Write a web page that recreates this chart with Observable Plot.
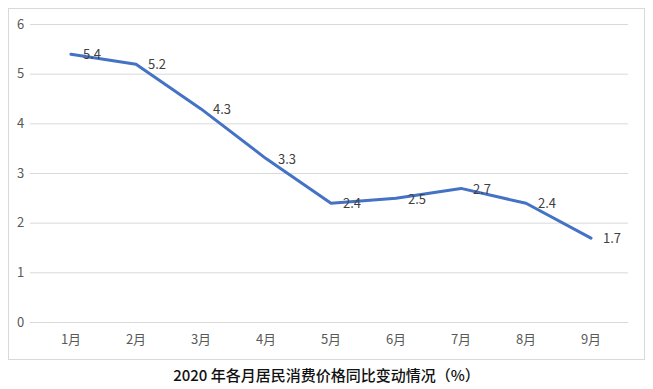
<!DOCTYPE html>
<html><head><meta charset="utf-8">
<script src="https://cdn.jsdelivr.net/npm/d3@7"></script>
<script src="https://cdn.jsdelivr.net/npm/@observablehq/plot@0.6"></script>
<style>
body{margin:0;background:#fff;font-family:"Noto Sans CJK SC","Noto Sans",sans-serif;}
#wrap{position:relative;width:653px;height:389px;overflow:hidden;}
#border{position:absolute;left:8px;top:8px;width:635px;height:350px;border:1px solid #d9d9d9;pointer-events:none;}
#caption{position:absolute;left:0;top:365px;width:653px;text-align:center;font-size:15px;font-weight:500;color:#111;line-height:20px;}
</style></head>
<body>
<div id="wrap"><div id="chart"></div><div id="border"></div>
<div id="caption">2020 年各月居民消费价格同比变动情况（%）</div></div>
<script>
const months = ["1月","2月","3月","4月","5月","6月","7月","8月","9月"];
const cpi = [5.4, 5.2, 4.3, 3.3, 2.4, 2.5, 2.7, 2.4, 1.7];
const yTicks = [0,1,2,3,4,5,6];
const data = months.map((m,i)=>({month:m, value:cpi[i]}));
const chart = Plot.plot({
  width:653, height:360,
  marginLeft:35, marginRight:27, marginTop:24, marginBottom:38,
  style:{fontFamily:'"Noto Sans CJK SC","Noto Sans",sans-serif', fontSize:"12px", color:"#595959", background:"transparent"},
  x:{type:"band", domain:months, padding:0, label:null},
  y:{domain:[0,6], label:null},
  marks:[
    Plot.ruleY(yTicks,{stroke:"#d9d9d9", strokeWidth:1, insetLeft:-5, insetRight:-2}),
    Plot.axisY({ticks:yTicks, tickFormat:d=>String(d), tickSize:0, tickPadding:0, textAnchor:"middle", dx:-15, label:null, fill:"#595959", fontSize:13}),
    Plot.axisX({tickSize:0, tickPadding:12, label:null, fill:"#595959", fontSize:13}),
    Plot.line(data,{x:"month", y:"value", stroke:"#4472C4", strokeWidth:3, strokeLinejoin:"round", strokeLinecap:"round"}),
    Plot.text(data,{x:"month", y:"value", text:d=>d.value.toFixed(1), textAnchor:"start", dx:12, dy:1, fill:"#404040", fontSize:13})
  ]
});
document.getElementById("chart").appendChild(chart);
</script>
</body></html>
• • • • •
Task to carry out
Write out the material above again, word for word, minus its pictures.

Answer to this problem
Write a web page that recreates this chart with Observable Plot.
<!DOCTYPE html>
<html><head><meta charset="utf-8">
<script src="https://cdn.jsdelivr.net/npm/d3@7"></script>
<script src="https://cdn.jsdelivr.net/npm/@observablehq/plot@0.6"></script>
<style>
body{margin:0;background:#fff;font-family:"Noto Sans CJK SC","Noto Sans",sans-serif;}
#wrap{position:relative;width:653px;height:389px;overflow:hidden;}
#border{position:absolute;left:8px;top:8px;width:635px;height:350px;border:1px solid #d9d9d9;pointer-events:none;}
#caption{position:absolute;left:0;top:365px;width:653px;text-align:center;font-size:15px;font-weight:500;color:#111;line-height:20px;}
</style></head>
<body>
<div id="wrap"><div id="chart"></div><div id="border"></div>
<div id="caption">2020 年各月居民消费价格同比变动情况（%）</div></div>
<script>
const months = ["1月","2月","3月","4月","5月","6月","7月","8月","9月"];
const cpi = [5.4, 5.2, 4.3, 3.3, 2.4, 2.5, 2.7, 2.4, 1.7];
const yTicks = [0,1,2,3,4,5,6];
const data = months.map((m,i)=>({month:m, value:cpi[i]}));
const chart = Plot.plot({
  width:653, height:360,
  marginLeft:35, marginRight:27, marginTop:24, marginBottom:38,
  style:{fontFamily:'"Noto Sans CJK SC","Noto Sans",sans-serif', fontSize:"12px", color:"#595959", background:"transparent"},
  x:{type:"band", domain:months, padding:0, label:null},
  y:{domain:[0,6], label:null},
  marks:[
    Plot.ruleY(yTicks,{stroke:"#d9d9d9", strokeWidth:1, insetLeft:-5, insetRight:-2}),
    Plot.axisY({ticks:yTicks, tickFormat:d=>String(d), tickSize:0, tickPadding:0, textAnchor:"middle", dx:-15, label:null, fill:"#595959", fontSize:13}),
    Plot.axisX({tickSize:0, tickPadding:12, label:null, fill:"#595959", fontSize:13}),
    Plot.line(data,{x:"month", y:"value", stroke:"#4472C4", strokeWidth:3, strokeLinejoin:"round", strokeLinecap:"round"}),
    Plot.text(data,{x:"month", y:"value", text:d=>d.value.toFixed(1), textAnchor:"start", dx:12, dy:1, fill:"#404040", fontSize:13})
  ]
});
document.getElementById("chart").appendChild(chart);
</script>
</body></html>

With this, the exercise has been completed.